9. The fixing device as claimed in claim 8, wherein the heater includes an axial end portion in the axial direction, and

wherein at least a portion of the axial end portion of the heater is disposed within the opening.

10. The fixing device as claimed in claim 8, wherein the heater includes an axial end portion in the axial direction, and

wherein a portion of the axial end portion of the heater aligned with the opening in the axial direction is completely received within the opening.

11. The fixing device as claimed in claim 1, wherein the first surface is a generally flat surface.

12. The fixing device as claimed in claim 11, wherein the protruding portion has a base end connected to the first axial end portion and a distal end opposite to the base end, the first surface being slanted relative to the main portion such that the first surface extends outward in the axial direction toward the distal end.

13. The fixing device as claimed in claim 11, wherein the first surface is generally perpendicular to the axial direction.

14. The fixing device as claimed in claim 1, wherein the nip member further comprises a bent portion connected to the protruding portion, the bent portion being bent to expand outward in the axial direction.

15. The fixing device as claimed in claim 14, wherein the protruding portion has a base end connected to the first axial end portion and a distal end opposite to the base end, the bent portion being formed to extend from the distal end.

16. The fixing device as claimed in claim 14, wherein the protruding portion has a base end connected to the first axial end portion via the bent portion.

17. The fixing device as claimed in claim 1, wherein the endless belt comprises a base layer, a rubber layer coating the base layer as an intermediate layer, and a fluorine resin layer coating the rubber layer as an outermost layer.

18. The fixing device as claimed in claim 1, wherein the heater is a halogen lamp.

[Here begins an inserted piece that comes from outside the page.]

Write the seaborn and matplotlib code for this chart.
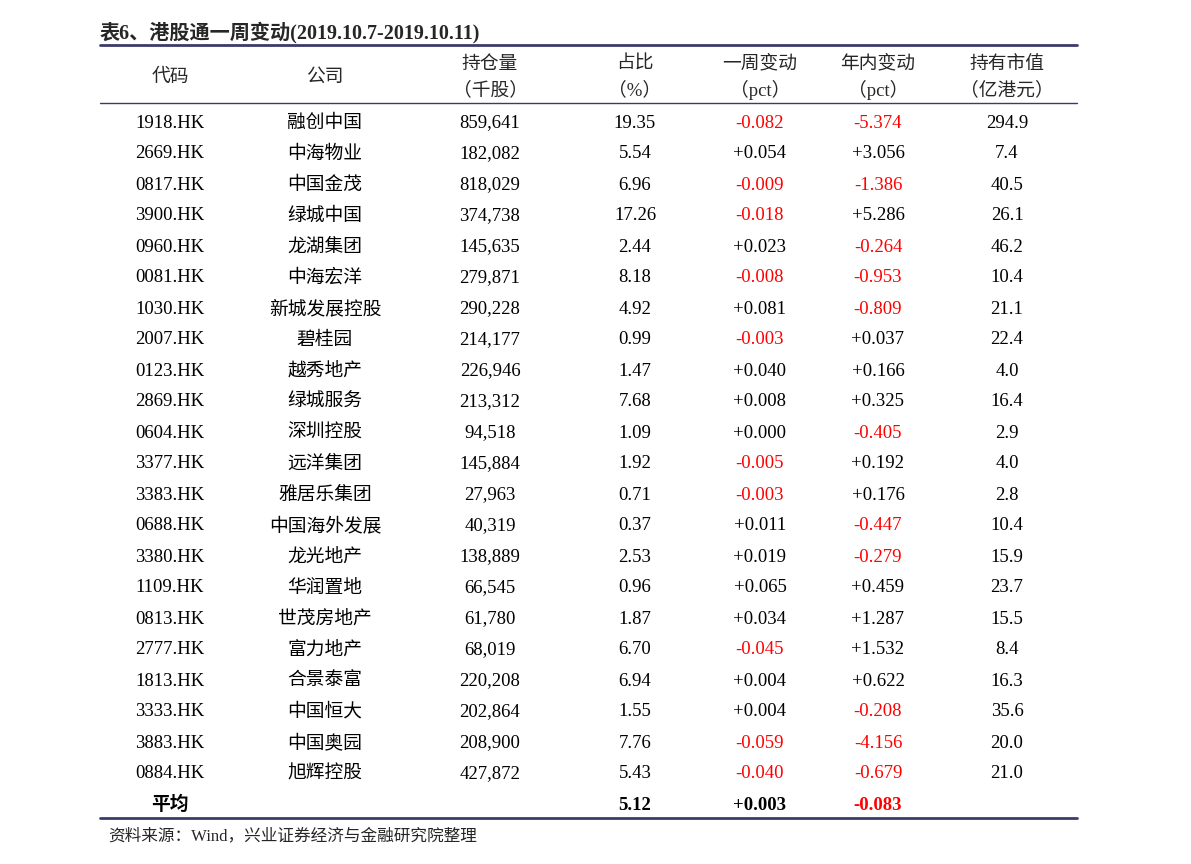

19. The fixing device as claimed in claim 1, wherein the main portion of the nip member has a second axial end portion opposite to the first axial end portion in the axial direction, the protruding portion being provided at each of the first axial end portion and the second axial end portion.

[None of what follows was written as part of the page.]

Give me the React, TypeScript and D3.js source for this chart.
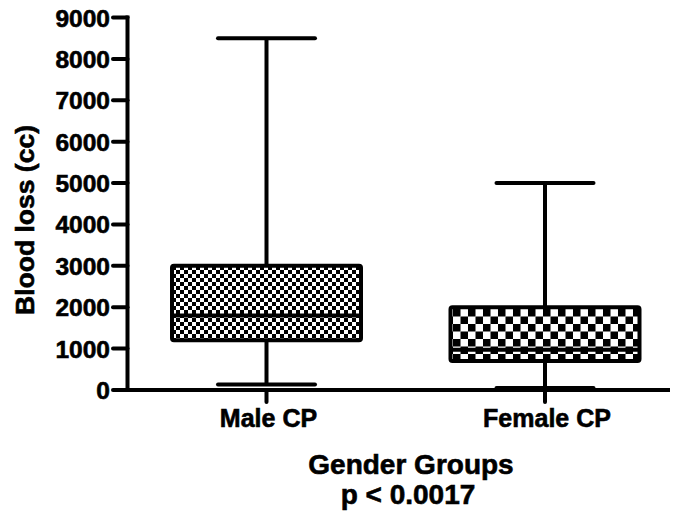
import React from "react";
import * as d3 from "d3";

const categories = ["Male CP", "Female CP"];
const mins = [130, 50];
const q1s = [1200, 700];
const medians = [1800, 970];
const q3s = [3000, 2000];
const maxs = [8500, 5000];
const patterns = ["checkFine", "checkCoarse"];
const yTicks = [0, 1000, 2000, 3000, 4000, 5000, 6000, 7000, 8000, 9000];
const yTitle = "Blood loss (cc)";
const xTitle = "Gender Groups";
const pText = "p < 0.0017";

export default function App() {
  const W = 682, H = 514;
  const axisX = 127.5, axisY = 390, axisRight = 670;
  const y = d3.scaleLinear().domain([0, 9000]).range([390, 17.5]);
  const x = d3.scalePoint<string>().domain(categories).range([266.5, 545]).padding(0);
  const boxW = 189, capW = 97;
  const font = "'Liberation Sans', Arial, Helvetica, sans-serif";
  const textStroke = { stroke: "#000", strokeWidth: 0.6 };

  return (
    <svg width={W} height={H} style={{ position: "absolute", left: 0, top: 0, background: "#fff" }}>
      <defs>
        <pattern id="checkFine" patternUnits="userSpaceOnUse" width={8} height={8} x={172} y={266}>
          <rect width={8} height={8} fill="#fff" />
          <rect width={4} height={4} fill="#000" />
          <rect x={4} y={4} width={4} height={4} fill="#000" />
        </pattern>
        <pattern id="checkCoarse" patternUnits="userSpaceOnUse" width={15} height={15} x={453} y={309}>
          <rect width={15} height={15} fill="#fff" />
          <rect width={7.5} height={7.5} fill="#000" />
          <rect x={7.5} y={7.5} width={7.5} height={7.5} fill="#000" />
        </pattern>
      </defs>

      {categories.map((c, i) => {
        const cx = x(c)!;
        return (
          <g key={c}>
            <line x1={cx} x2={cx} y1={y(mins[i])} y2={y(maxs[i])} stroke="#000" strokeWidth={4} />
            <line x1={cx - capW / 2} x2={cx + capW / 2} y1={y(maxs[i])} y2={y(maxs[i])} stroke="#000" strokeWidth={4} strokeLinecap="round" />
            <line x1={cx - capW / 2} x2={cx + capW / 2} y1={y(mins[i])} y2={y(mins[i])} stroke="#000" strokeWidth={4} strokeLinecap="round" />
            <rect x={cx - boxW / 2} y={y(q3s[i])} width={boxW} height={y(q1s[i]) - y(q3s[i])} fill={`url(#${patterns[i]})`} stroke="#000" strokeWidth={4} rx={2} />
            <line x1={cx - boxW / 2} x2={cx + boxW / 2} y1={y(medians[i])} y2={y(medians[i])} stroke="#000" strokeWidth={4} />
          </g>
        );
      })}

      {/* Y axis */}
      <line x1={axisX} x2={axisX} y1={y(9000) - 2} y2={axisY + 2} stroke="#000" strokeWidth={4} />
      {yTicks.map((t) => (
        <g key={t}>
          <line x1={113} x2={axisX} y1={y(t)} y2={y(t)} stroke="#000" strokeWidth={4} strokeLinecap="round" />
          <text x={110} y={y(t) + 9} textAnchor="end" fontFamily={font} fontWeight="bold" fontSize={24.5} {...textStroke}>{t}</text>
        </g>
      ))}

      {/* X axis */}
      <line x1={axisX - 2} x2={axisRight} y1={axisY} y2={axisY} stroke="#000" strokeWidth={4} />
      {categories.map((c) => (
        <g key={c}>
          <line x1={x(c)!} x2={x(c)!} y1={axisY} y2={402} stroke="#000" strokeWidth={4} strokeLinecap="round" />
          <text x={x(c)! + 2} y={427} textAnchor="middle" fontFamily={font} fontWeight="bold" fontSize={25} {...textStroke}>{c}</text>
        </g>
      ))}

      <text x={411} y={474} textAnchor="middle" fontFamily={font} fontWeight="bold" fontSize={28} {...textStroke}>{xTitle}</text>
      <text x={408} y={504} textAnchor="middle" fontFamily={font} fontWeight="bold" fontSize={28} {...textStroke}>{pText}</text>

      <text transform={`translate(34,220) rotate(-90)`} textAnchor="middle" fontFamily={font} fontWeight="bold" fontSize={26.5} {...textStroke}>{yTitle}</text>
    </svg>
  );
}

20. A fixing device comprising:

an endless belt;

a nip plate extending inside the endless belt, the nip plate having an end in an axial direction of the endless belt;

a heater extending inside the endless belt, the heater facing the nip plate; and

a roller, the roller and the nip plate being configured to nip the endless belt therebetween,

wherein the nip plate comprises a protrusion protruding from the end of the nip plate in the axial direction toward the heater.

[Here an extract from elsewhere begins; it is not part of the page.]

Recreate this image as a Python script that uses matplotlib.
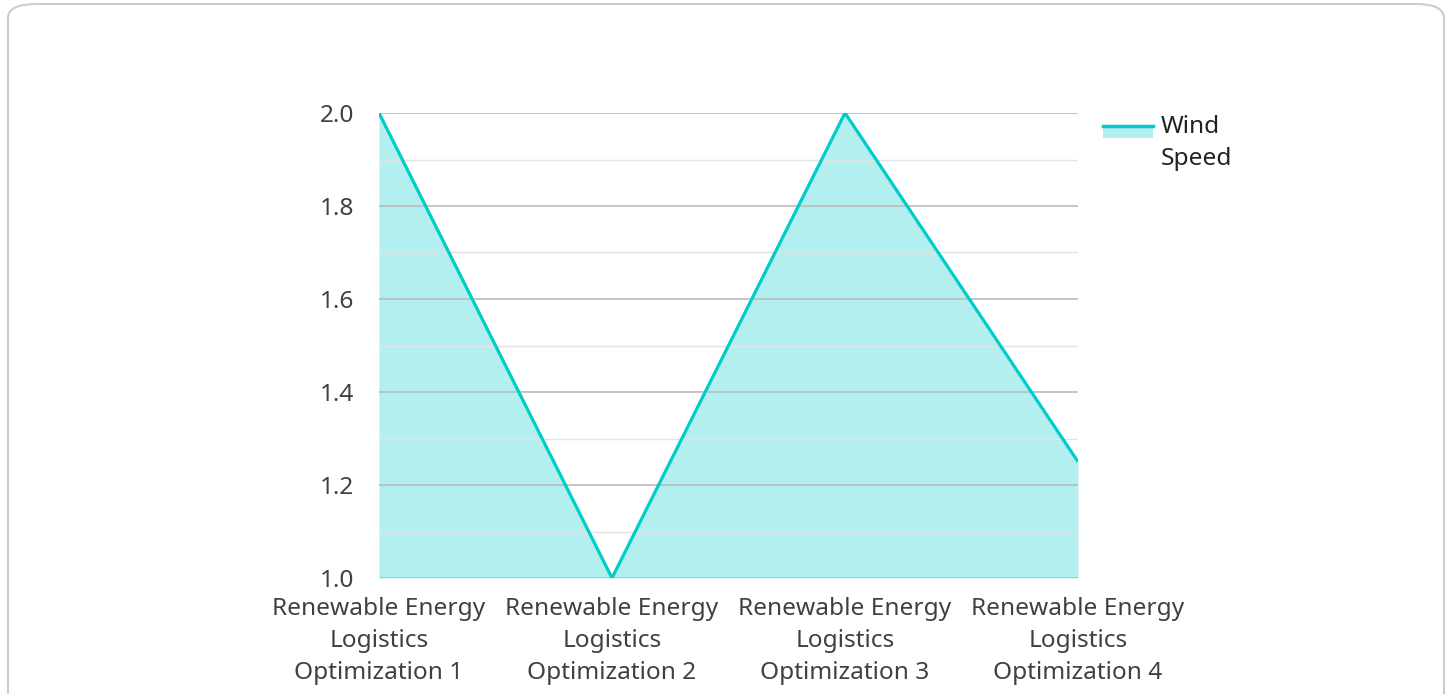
import matplotlib
matplotlib.use("Agg")
import matplotlib.pyplot as plt
from matplotlib.patches import FancyBboxPatch, Rectangle
from matplotlib.lines import Line2D
from matplotlib.ticker import MultipleLocator

plt.rcParams['font.family'] = ['Noto Sans', 'DejaVu Sans']

# Data
categories = ["Renewable Energy\nLogistics\nOptimization 1",
              "Renewable Energy\nLogistics\nOptimization 2",
              "Renewable Energy\nLogistics\nOptimization 3",
              "Renewable Energy\nLogistics\nOptimization 4"]
wind_speed = [2.0, 1.0, 2.0, 1.25]
series_name = "Wind\nSpeed"

line_color = "#00CCCC"
fill_color = "#B2EFEE"
text_color = "#404040"
fs = 17.6

W, H = 1452, 694
fig = plt.figure(figsize=(W / 100, H / 100), dpi=100)

# rounded frame around the chart
frame = FancyBboxPatch((8 / W, -20 / H), (W - 16) / W, (H - 4 + 20) / H,
                       boxstyle="round,pad=0,rounding_size=0.02",
                       transform=fig.transFigure, facecolor="none",
                       edgecolor="#CCCCCC", linewidth=1.5, zorder=-1)
fig.patches.append(frame)

ax = fig.add_axes([379 / W, 1 - 578 / H, (1078 - 379) / W, (578 - 113) / H])
ax.set_facecolor("none")
x = list(range(len(categories)))
ax.fill_between(x, wind_speed, 1.0, color=fill_color, linewidth=0, zorder=1)
ax.plot(x, wind_speed, color=line_color, linewidth=2.3, zorder=3,
        solid_capstyle="butt")

ax.set_xlim(0, len(categories) - 1)
ax.set_ylim(1.0, 2.0)
ax.yaxis.set_major_locator(MultipleLocator(0.2))
ax.yaxis.set_minor_locator(MultipleLocator(0.1))
ax.set_axisbelow(False)
ax.grid(axis="y", which="major", color="#BBBBBB", linewidth=1.2, zorder=2)
ax.grid(axis="y", which="minor", color="#E3E3E3", linewidth=1.0, zorder=2)
for s in ax.spines.values():
    s.set_visible(False)
ax.set_xticks(x)
ax.set_xticklabels(categories, fontsize=fs, color=text_color, linespacing=1.45)
ax.set_yticklabels([f"{v:.1f}" for v in ax.get_yticks()], fontsize=fs, color=text_color)
ax.tick_params(axis="both", which="both", length=0)
ax.tick_params(axis="y", pad=18)
ax.tick_params(axis="x", pad=13.5)

# legend
fig.patches.append(Rectangle((1103 / W, 1 - 138 / H), 50 / W, 13 / H,
                             transform=fig.transFigure, facecolor=fill_color,
                             edgecolor="none"))
fig.lines.append(Line2D([1103 / W, 1153 / W], [1 - 126 / H, 1 - 126 / H],
                        transform=fig.transFigure, color=line_color, linewidth=2.5))
fig.text(1161 / W, 1 - 115 / H, series_name, fontsize=fs, color="#222222",
         va="top", ha="left", linespacing=1.45)

fig.savefig("out.png", dpi=100)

21. A fixing device comprising:

an endless belt having one end and another end opposite to the one end in an axial direction of the endless belt, a first imaginary plane being defined as a plane passing through the another end and perpendicular to the axial direction and a second imaginary plane being defined as a plane passing through the one end and perpendicular to the axial direction;

a nip plate extending inside the endless belt;

a heater extending inside the endless belt; and

a rotary body, the rotary body and the nip plate being configured to nip the endless belt therebetween,

wherein the nip plate comprises a main portion and a protrusion protruding from the main portion toward an imaginary straight line that passes through the heater and is parallel to an axis of the endless belt, the protrusion being positioned opposite to the first imaginary plane with respect to the second imaginary plane.